Acosta has photos in the city art gallery show this year and was accepted last year. He also is in the Texas Photographic Society Show and the Ellen Noël Art Museum.

He is waiting to hear back on the Texas Photographic Society members only show and will have three works in the Dallas Metro Arts Contemporary show in Plano.

He finished third in the TPS show and earned an honorable mention in the Ellen Noël show.

Acosta said he took a photography class as part of his journalism degree from UTPB when he was 19 years old. His teacher was Nelson Schott, owner of Schott’s Photography.

Acosta said he took photos at his first job with the Monahans News, but when he moved to the Midland Reporter-Telegram, there were photographers so he didn’t have to. But he kept doing photography as a hobby.

At the time Acosta went to college, all photos were taken with film, but almost immediately after he graduated, everything went digital. He got a digital camera as a gift from someone, taught himself Photoshop and brushed up on taking photos.

To learn to use the camera, he purchased an online book and took about seven months to go through it. He started taking photos again at a quinceanera when the photographer didn’t show up.

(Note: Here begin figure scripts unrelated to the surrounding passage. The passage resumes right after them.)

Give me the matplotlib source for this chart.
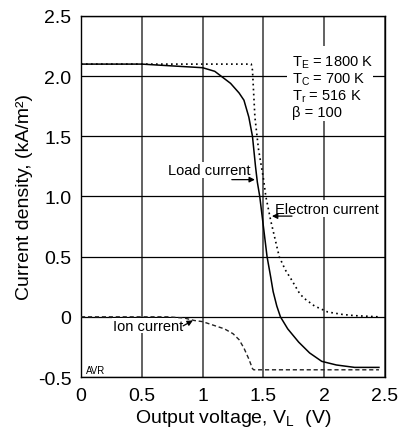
import matplotlib
matplotlib.use("Agg")
import matplotlib.pyplot as plt
from matplotlib.patches import Rectangle

plt.rcParams['font.family'] = ['Liberation Sans', 'DejaVu Sans']
plt.rcParams['mathtext.fontset'] = 'custom'
plt.rcParams['mathtext.rm'] = 'Liberation Sans'
plt.rcParams['mathtext.it'] = 'Liberation Sans:italic'

# data
load_v = [0, 0.5, 1.0, 1.1, 1.23, 1.30, 1.34, 1.38, 1.41, 1.435, 1.45, 1.47, 1.50, 1.53,
          1.56, 1.58, 1.61, 1.64, 1.70, 1.79, 1.88, 1.98, 2.10, 2.25, 2.45]
load_j = [2.10, 2.10, 2.07, 2.04, 1.94, 1.86, 1.80, 1.66, 1.50, 1.25, 1.12, 1.0, 0.75, 0.50,
          0.33, 0.21, 0.09, 0.0, -0.10, -0.21, -0.30, -0.37, -0.40, -0.42, -0.42]

elec_v = [0, 1.40, 1.41, 1.43, 1.46, 1.50, 1.52, 1.56, 1.63, 1.68, 1.73, 1.80, 1.84,
          1.92, 2.03, 2.15, 2.25, 2.45]
elec_j = [2.10, 2.10, 2.05, 1.66, 1.39, 1.15, 1.0, 0.80, 0.50, 0.39, 0.31, 0.19, 0.15,
          0.09, 0.04, 0.02, 0.01, 0.0]

ion_v = [0, 0.5, 0.71, 0.85, 0.93, 1.0, 1.09, 1.18, 1.25, 1.30, 1.34, 1.38, 1.41, 1.42, 2.45]
ion_j = [0, 0, 0, -0.01, -0.03, -0.04, -0.07, -0.10, -0.14, -0.19, -0.26, -0.35, -0.43, -0.44, -0.44]

x_ticks = [0, 0.5, 1, 1.5, 2, 2.5]
x_labels = ['0', '0.5', '1', '1.5', '2', '2.5']
y_ticks = [-0.5, 0, 0.5, 1.0, 1.5, 2.0, 2.5]
y_labels = ['-0.5', '0', '0.5', '1.0', '1.5', '2.0', '2.5']

params = [r'T$_\mathrm{E}$ = 1800 K', r'T$_\mathrm{C}$ = 700 K',
          r'T$_\mathrm{r}$ = 516 K', u'\u03b2 = 100']

fig = plt.figure(figsize=(4.04, 4.35), dpi=100)
ax = fig.add_axes([0.2005, 0.131, 0.7525, 0.830])

ax.plot(load_v, load_j, color='black', lw=1.1, zorder=3)
ax.plot(elec_v, elec_j, color='black', lw=1.2, ls=(0, (1, 2)), zorder=3)
ax.plot(ion_v, ion_j, color='#222222', lw=1.0, ls=(0, (3, 2)), zorder=3)

ax.set_xlim(0, 2.5)
ax.set_ylim(-0.5, 2.5)
ax.set_xticks(x_ticks)
ax.set_xticklabels(x_labels)
ax.set_yticks(y_ticks)
ax.set_yticklabels(y_labels)
ax.tick_params(length=0, labelsize=14, pad=7)

ax.set_axisbelow(True)
ax.yaxis.grid(True, color='black', lw=0.9)
ax.xaxis.grid(True, color='#555555', lw=1.3)
for s in ax.spines.values():
    s.set_linewidth(1.0)

ax.set_xlabel(r'Output voltage, V$_\mathrm{L}$  (V)', fontsize=14, labelpad=2)
ax.set_ylabel(u'Current density, (kA/m\u00b2)', fontsize=14, labelpad=3)

box = dict(facecolor='white', edgecolor='none', pad=1.0)

# parameter block on a white patch that hides the grid
ax.add_patch(Rectangle((1.695, 1.63), 0.71, 0.62, facecolor='white', edgecolor='none', zorder=2.5))
ys = [2.12, 1.98, 1.84, 1.70]
for s, y in zip(params, ys):
    ax.text(1.735, y, s, fontsize=10.5, va='center', ha='left', zorder=4)

# labels with arrows
arrow = dict(arrowstyle='-|>', color='black', lw=0.9, mutation_scale=8, shrinkA=0, shrinkB=0)
ax.text(1.053, 1.22, 'Load current', fontsize=10.5, ha='center', va='center', bbox=box, zorder=4)
ax.annotate('', xy=(1.43, 1.14), xytext=(1.24, 1.14), arrowprops=arrow, zorder=5)

ax.text(2.02, 0.90, 'Electron current', fontsize=10.5, ha='center', va='center', bbox=box, zorder=4)
ax.annotate('', xy=(1.57, 0.837), xytext=(1.735, 0.837), arrowprops=arrow, zorder=5)

ax.text(0.55, -0.075, 'Ion current', fontsize=10.5, ha='center', va='center',
        bbox=dict(facecolor='white', edgecolor='none', pad=0.3), zorder=2.8)
ax.annotate('', xy=(0.92, -0.03), xytext=(0.84, -0.075), arrowprops=arrow, zorder=5)

ax.text(0.045, -0.44, 'AVR', fontsize=7, ha='left', va='center', zorder=4)

fig.savefig('out.png', dpi=100)
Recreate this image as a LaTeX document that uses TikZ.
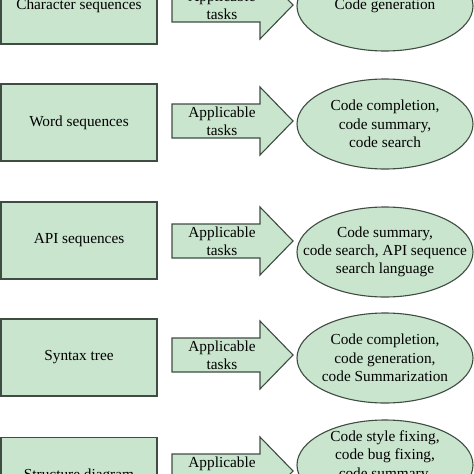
\documentclass[tikz,border=0pt]{standalone}
\usepackage{fontspec}
\setmainfont{Liberation Serif}
\usetikzlibrary{shapes.geometric}
\definecolor{boxfill}{RGB}{201,229,206}
\definecolor{boxline}{RGB}{62,76,66}
\tikzset{
  box/.style={draw=boxline, fill=boxfill, line width=1.3pt, minimum width=156pt, minimum height=77pt, inner sep=0pt},
  ell/.style={ellipse, draw=boxline, fill=boxfill, line width=1.1pt, minimum width=176pt, minimum height=90pt, inner sep=0pt},
  txt/.style={align=center, font=\fontsize{15.3}{18.3}\selectfont, inner sep=0pt},
  blk/.style={draw=boxline, fill=boxfill, line width=1.1pt, line join=miter},
  blockarrow/.pic={\path[blk] (-49,-17) -- (39,-17) -- (39,-34) -- (72,0) -- (39,34) -- (39,17) -- (-49,17) -- cycle;}
}
\begin{document}
\begin{tikzpicture}[x=1pt,y=-1pt]
\useasboundingbox (0,0) rectangle (474,474);
\clip (0,0) rectangle (474,474);
\fill[white] (0,0) rectangle (474,474);
% row 1
\node[box,txt] (r1) at (79,5.5) {Character sequences};
\pic at (221,5) {blockarrow};
\node[txt] (a1) at (222,5) {Applicable\\tasks};
\node[ell] (e1) at (385,6) {};
\node[txt] (t1) at (e1) {Code generation};
% row 2
\node[box,txt] (r2) at (79,122.5) {Word sequences};
\pic at (221,121) {blockarrow};
\node[txt] (a2) at (222,121) {Applicable\\tasks};
\node[ell] (e2) at (385,124) {};
\node[txt] (t2) at (e2) {Code completion,\\code summary,\\code search};
% row 3
\node[box,txt] (r3) at (79,240.5) {API sequences};
\pic at (221,241) {blockarrow};
\node[txt] (a3) at (222,241) {Applicable\\tasks};
\node[ell] (e3) at (385,252) {};
\node[txt] (t3) at (e3) {Code summary,\\code search, API sequence\\search language};
% row 4
\node[box,txt] (r4) at (79,357.5) {Syntax tree};
\pic at (221,355) {blockarrow};
\node[txt] (a4) at (222,355) {Applicable\\tasks};
\node[ell] (e4) at (385,358) {};
\node[txt] (t4) at (e4) {Code completion,\\code generation,\\code Summarization};
% row 5
\node[box,txt] (r5) at (79,476) {Structure diagram};
\pic at (221,471) {blockarrow};
\node[txt] (a5) at (222,471) {Applicable\\tasks};
\node[ell] (e5) at (385,465) {};
\node[txt] (t5) at (385,456) {Code style fixing,\\code bug fixing,\\code summary,};
\end{tikzpicture}
\end{document}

“I’m coming up on six years where I’ve been at it at a professional level and I have just kind of gravitated toward the kind of photography that’s in line with my hobbies. I like to be outside. I like to hike. I like to camp. I like to go places where people don’t go. I’m able to get photographs that a lot of people can’t get because they’re not willing to go where I go, or sleep outside for several nights to try to get a picture,” Acosta said.

His work also can be seen on traffic boxes on West County Road and Second Street in Odessa.

He said he took photos of desert flowers and cacti, converted them into black and white sketch drawings in Photoshop and then painted the color back in.

Acosta said he was honored and humbled to be part of the shows he’s gotten into.

“They’re all juried shows. It means a lot,” he said.

UTPB student Beatriz Rivas was also included in the nationally juried TPS show with their self-portrait. For the Ellen Noel show, UTPB student Ashley Hernandez who won first place in the student category with her portrait photography work  and Amanda Casey who was juried in to the exhibit for her photo still life.